Thursday, October 09, 2008

Social Policy in the Election

I haven't blogged much on the election this past week. One big reason is I'm upset at Harper's complete refusal to even let his MPs bring up the topic of abortion. I think it shows a contempt of parliament, and a contempt for many of his supporters, donors and volunteers.

However, I think it's useful to think about the reason he made that claim. Harper felt the need to insulate himself from the claims he has a hidden agenda to radically change Canadian social policy. I just don't understand how that can stick, he's had three years to try to push an agenda and he hasn't done anything.

I understand social policy is divisive and most people would rather just not talk about it. In real life, neither do I. For this reason, the opposition has a lot of incentive to make Harper look like an extremist. After all, it's worked before. The only problem is it's a pile of hooey.
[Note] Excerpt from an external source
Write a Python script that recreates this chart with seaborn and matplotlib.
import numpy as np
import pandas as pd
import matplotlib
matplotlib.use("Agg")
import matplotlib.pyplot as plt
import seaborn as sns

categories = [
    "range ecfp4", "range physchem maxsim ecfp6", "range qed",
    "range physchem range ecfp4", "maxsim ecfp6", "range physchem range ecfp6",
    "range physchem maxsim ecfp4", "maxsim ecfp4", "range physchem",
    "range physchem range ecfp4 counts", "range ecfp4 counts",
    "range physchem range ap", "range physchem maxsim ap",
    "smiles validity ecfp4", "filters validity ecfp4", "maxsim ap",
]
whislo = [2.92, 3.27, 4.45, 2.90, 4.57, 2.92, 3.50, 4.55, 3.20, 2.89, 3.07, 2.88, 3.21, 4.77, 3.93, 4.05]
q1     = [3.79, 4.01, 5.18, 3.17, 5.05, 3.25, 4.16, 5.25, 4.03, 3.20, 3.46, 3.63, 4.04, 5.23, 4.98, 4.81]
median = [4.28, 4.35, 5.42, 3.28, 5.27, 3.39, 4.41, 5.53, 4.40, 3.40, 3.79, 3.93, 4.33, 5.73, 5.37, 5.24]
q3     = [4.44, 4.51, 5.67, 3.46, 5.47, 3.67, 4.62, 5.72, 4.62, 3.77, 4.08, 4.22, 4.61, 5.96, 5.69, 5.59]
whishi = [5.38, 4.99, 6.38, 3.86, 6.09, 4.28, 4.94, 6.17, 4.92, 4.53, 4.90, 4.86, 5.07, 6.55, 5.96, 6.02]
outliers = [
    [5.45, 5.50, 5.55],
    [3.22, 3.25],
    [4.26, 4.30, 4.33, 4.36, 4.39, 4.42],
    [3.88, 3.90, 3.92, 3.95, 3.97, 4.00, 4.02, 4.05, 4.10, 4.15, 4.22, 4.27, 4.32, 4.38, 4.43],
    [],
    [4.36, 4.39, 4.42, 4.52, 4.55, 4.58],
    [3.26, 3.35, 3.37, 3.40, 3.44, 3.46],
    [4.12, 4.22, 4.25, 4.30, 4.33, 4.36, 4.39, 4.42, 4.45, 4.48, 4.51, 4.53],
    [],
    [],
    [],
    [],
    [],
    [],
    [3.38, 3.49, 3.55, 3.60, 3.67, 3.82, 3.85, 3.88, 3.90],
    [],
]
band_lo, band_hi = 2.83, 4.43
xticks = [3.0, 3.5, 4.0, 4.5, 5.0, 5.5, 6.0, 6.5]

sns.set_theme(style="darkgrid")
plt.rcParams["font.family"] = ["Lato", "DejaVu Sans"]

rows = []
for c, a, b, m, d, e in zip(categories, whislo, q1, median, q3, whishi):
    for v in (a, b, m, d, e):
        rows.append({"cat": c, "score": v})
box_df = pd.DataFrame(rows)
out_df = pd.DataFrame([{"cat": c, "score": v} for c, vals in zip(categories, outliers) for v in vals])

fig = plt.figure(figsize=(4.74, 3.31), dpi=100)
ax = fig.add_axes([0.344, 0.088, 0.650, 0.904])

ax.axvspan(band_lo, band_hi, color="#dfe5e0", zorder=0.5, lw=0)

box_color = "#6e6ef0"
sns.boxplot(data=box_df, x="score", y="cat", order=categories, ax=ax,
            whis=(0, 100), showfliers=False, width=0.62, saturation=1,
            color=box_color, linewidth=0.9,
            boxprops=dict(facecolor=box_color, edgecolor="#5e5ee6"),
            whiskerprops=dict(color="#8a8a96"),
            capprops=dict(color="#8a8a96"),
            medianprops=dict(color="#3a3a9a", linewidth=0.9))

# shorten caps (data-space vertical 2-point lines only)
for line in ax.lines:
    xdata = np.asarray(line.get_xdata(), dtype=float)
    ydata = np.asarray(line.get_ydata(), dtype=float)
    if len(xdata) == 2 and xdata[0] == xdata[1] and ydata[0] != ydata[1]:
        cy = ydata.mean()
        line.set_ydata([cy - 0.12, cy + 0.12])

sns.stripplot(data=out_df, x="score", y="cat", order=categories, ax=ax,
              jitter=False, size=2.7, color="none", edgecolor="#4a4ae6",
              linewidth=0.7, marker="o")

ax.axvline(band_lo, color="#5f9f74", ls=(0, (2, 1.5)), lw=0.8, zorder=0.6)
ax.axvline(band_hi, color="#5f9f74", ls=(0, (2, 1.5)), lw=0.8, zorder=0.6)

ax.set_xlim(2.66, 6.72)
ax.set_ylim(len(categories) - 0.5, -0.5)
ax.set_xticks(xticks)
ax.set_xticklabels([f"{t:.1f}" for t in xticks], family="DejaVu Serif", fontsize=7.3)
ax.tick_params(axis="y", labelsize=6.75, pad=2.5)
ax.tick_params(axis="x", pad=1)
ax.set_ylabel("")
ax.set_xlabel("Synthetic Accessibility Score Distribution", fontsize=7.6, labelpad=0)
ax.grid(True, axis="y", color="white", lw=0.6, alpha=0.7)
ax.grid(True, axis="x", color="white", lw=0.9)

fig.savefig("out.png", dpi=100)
If you want to avoid difficult social issues, the only way to vote is Conservative.

The left has plenty of social issues they want to press. Liberal senators are regularly pushing for euthanasia. The NDP and the Greens are for decriminalizing drugs. Further down the line are polygamy and legal prostitution.
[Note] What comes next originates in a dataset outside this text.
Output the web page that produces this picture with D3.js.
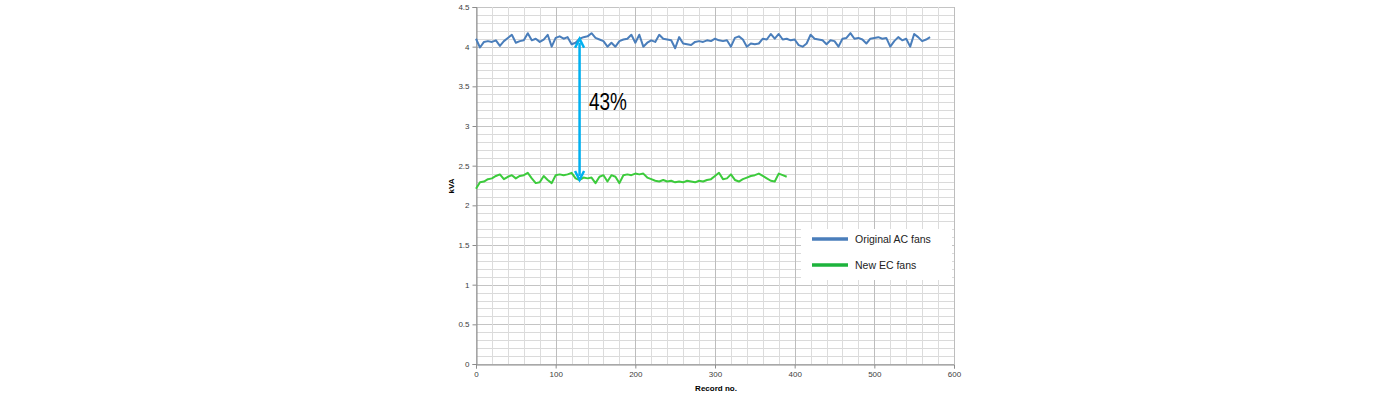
<!DOCTYPE html>
<html><head><meta charset="utf-8">
<script src="https://cdn.jsdelivr.net/npm/d3@7"></script>
<style>body{margin:0;background:#fff;}svg{display:block;}</style>
</head><body>
<script>
// ---- data ----
const recordStep = 5;
const acFans = [
 4.10,3.99,4.06,4.07,4.06,4.08,4.01,4.07,4.11,4.15,
 4.05,4.07,4.08,4.17,4.08,4.10,4.06,4.09,4.15,4.00,
 4.11,4.13,4.10,4.12,4.03,4.05,4.10,4.12,4.13,4.17,
 4.11,4.09,4.07,4.00,4.05,4.00,4.07,4.09,4.10,4.15,
 4.05,4.15,4.00,4.05,4.08,4.06,4.15,4.10,4.09,4.08,
 3.98,4.12,4.04,4.03,4.02,4.06,4.07,4.06,4.08,4.07,
 4.10,4.08,4.07,4.08,4.00,4.11,4.13,4.09,4.00,4.04,
 4.03,4.04,4.10,4.09,4.16,4.10,4.16,4.09,4.10,4.08,
 4.09,4.02,4.00,4.04,4.15,4.10,4.09,4.08,4.03,4.08,
 4.07,4.00,4.10,4.11,4.17,4.10,4.11,4.09,4.04,4.10,
 4.11,4.12,4.10,4.11,4.00,4.07,4.12,4.08,4.10,4.00,
 4.16,4.12,4.07,4.09,4.12
];
const ecFans = [
 2.21,2.29,2.30,2.33,2.34,2.37,2.39,2.33,2.36,2.38,
 2.34,2.37,2.38,2.41,2.34,2.28,2.29,2.37,2.32,2.28,
 2.38,2.39,2.38,2.39,2.41,2.34,2.32,2.35,2.34,2.35,
 2.28,2.36,2.38,2.30,2.38,2.36,2.28,2.38,2.39,2.38,
 2.40,2.39,2.40,2.35,2.33,2.31,2.30,2.32,2.30,2.31,
 2.29,2.30,2.29,2.31,2.30,2.29,2.31,2.30,2.32,2.33,
 2.37,2.41,2.33,2.34,2.39,2.32,2.30,2.33,2.35,2.37,
 2.38,2.40,2.37,2.34,2.31,2.30,2.40,2.38,2.36
];
const seriesNames = ["Original AC fans","New EC fans"];
const xTicks = [0,100,200,300,400,500,600];
const yTicks = [0,0.5,1,1.5,2,2.5,3,3.5,4,4.5];
const arrowRecord = 130, arrowTop = 4.1, arrowBottom = 2.32;
const annotation = "43%";

// ---- layout ----
const W = 1400, H = 396;
const svg = d3.select("body").append("svg").attr("width", W).attr("height", H);
const defs = svg.append("defs");
const x = d3.scaleLinear().domain([0,600]).range([476,954]);
const y = d3.scaleLinear().domain([0,4.5]).range([364,7]);
const font = "'Liberation Sans', Arial, sans-serif";

// grid
const g = svg.append("g");
g.selectAll(".hg").data(d3.range(0,46).map(i=>i/10)).join("line")
  .attr("x1",x(0)).attr("x2",x(600))
  .attr("y1",d=>Math.round(y(d))+0.5).attr("y2",d=>Math.round(y(d))+0.5)
  .attr("stroke",(d,i)=> i%5===0 ? "#c4c4c4" : "#dadada").attr("stroke-width",1);
g.selectAll(".vg").data(d3.range(0,601,20)).join("line")
  .attr("y1",y(0)).attr("y2",y(4.5))
  .attr("x1",d=>Math.round(x(d))+0.5).attr("x2",d=>Math.round(x(d))+0.5)
  .attr("stroke",d=> d%100===0 ? "#bdbdbd" : "#dcdcdc").attr("stroke-width",1);

// axes
const xAxis = svg.append("g").attr("transform",`translate(0,${Math.round(y(0))+0.5})`)
  .call(d3.axisBottom(x).tickValues(xTicks).tickSize(4).tickPadding(3));
const yAxis = svg.append("g").attr("transform",`translate(${Math.round(x(0))+0.5},0)`)
  .call(d3.axisLeft(y).tickValues(yTicks).tickSize(4).tickPadding(3).tickFormat(d3.format("")));
[xAxis,yAxis].forEach(a=>{
  a.select(".domain").attr("stroke","#8c8c8c");
  a.selectAll(".tick line").attr("stroke","#8c8c8c");
  a.selectAll("text").attr("fill","#404040").attr("font-family",font).attr("font-size",8);
});

svg.append("text").attr("x",716).attr("y",391).attr("text-anchor","middle")
  .attr("font-family",font).attr("font-size",8).attr("font-weight","bold").attr("fill","#000")
  .text("Record no.");
svg.append("text").attr("transform","translate(454,186) rotate(-90)").attr("text-anchor","middle")
  .attr("font-family",font).attr("font-size",8).attr("font-weight","bold").attr("fill","#000")
  .text("kVA");

// lines
const line = d3.line().x((d,i)=>x(i*recordStep)).y(d=>y(d));
svg.append("path").datum(acFans).attr("d",line).attr("fill","none")
  .attr("stroke","#4a7ebb").attr("stroke-width",2).attr("stroke-linejoin","round");
svg.append("path").datum(ecFans).attr("d",line).attr("fill","none")
  .attr("stroke","#3ccb3c").attr("stroke-width",2).attr("stroke-linejoin","round");

// arrow
const ac = "#00b0f0";
const ax = x(arrowRecord), ay1 = y(arrowTop), ay2 = y(arrowBottom);
svg.append("line").attr("x1",ax).attr("x2",ax).attr("y1",ay1+4).attr("y2",ay2-4)
  .attr("stroke",ac).attr("stroke-width",2.5);
svg.append("path").attr("d",`M${ax-4.5},${ay1+9} L${ax},${ay1} L${ax+4.5},${ay1+9}`)
  .attr("fill","none").attr("stroke",ac).attr("stroke-width",2.5);
svg.append("path").attr("d",`M${ax-4.5},${ay2-9} L${ax},${ay2} L${ax+4.5},${ay2-9}`)
  .attr("fill","none").attr("stroke",ac).attr("stroke-width",2.5);
svg.append("text").attr("x",589).attr("y",110).attr("font-family",font).attr("font-size",23)
  .attr("textLength",38).attr("lengthAdjust","spacingAndGlyphs").attr("fill","#000")
  .text(annotation);

// legend
const lg = svg.append("g");
lg.append("rect").attr("x",801).attr("y",229).attr("width",151).attr("height",51).attr("fill","#fff");
const legColors = ["#4a7ebb","#1db33c"];
seriesNames.forEach((n,i)=>{
  const yy = 239 + i*26;
  lg.append("line").attr("x1",812).attr("x2",848).attr("y1",yy).attr("y2",yy)
    .attr("stroke",legColors[i]).attr("stroke-width",3.5);
  lg.append("text").attr("x",855).attr("y",yy+4).attr("font-family",font).attr("font-size",10.5)
    .attr("fill","#222").text(n);
});
</script>
</body></html>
As much as I would like him too, Harper is not going to push the abortion issue, but he won't push the other issues either and that's a very good thing.

1 comment:

Jim said...

This election has been a waste of time from the beginning. Dysfunctional parliament is complete, to coin a term, "hooey" unless you include the "leader" in the hooey category.
By the end of tomorrow, nothing will have changed....a few new faces, a few seats change hands, and still a minority government. Thanks to Steven for wasting a few more months in office.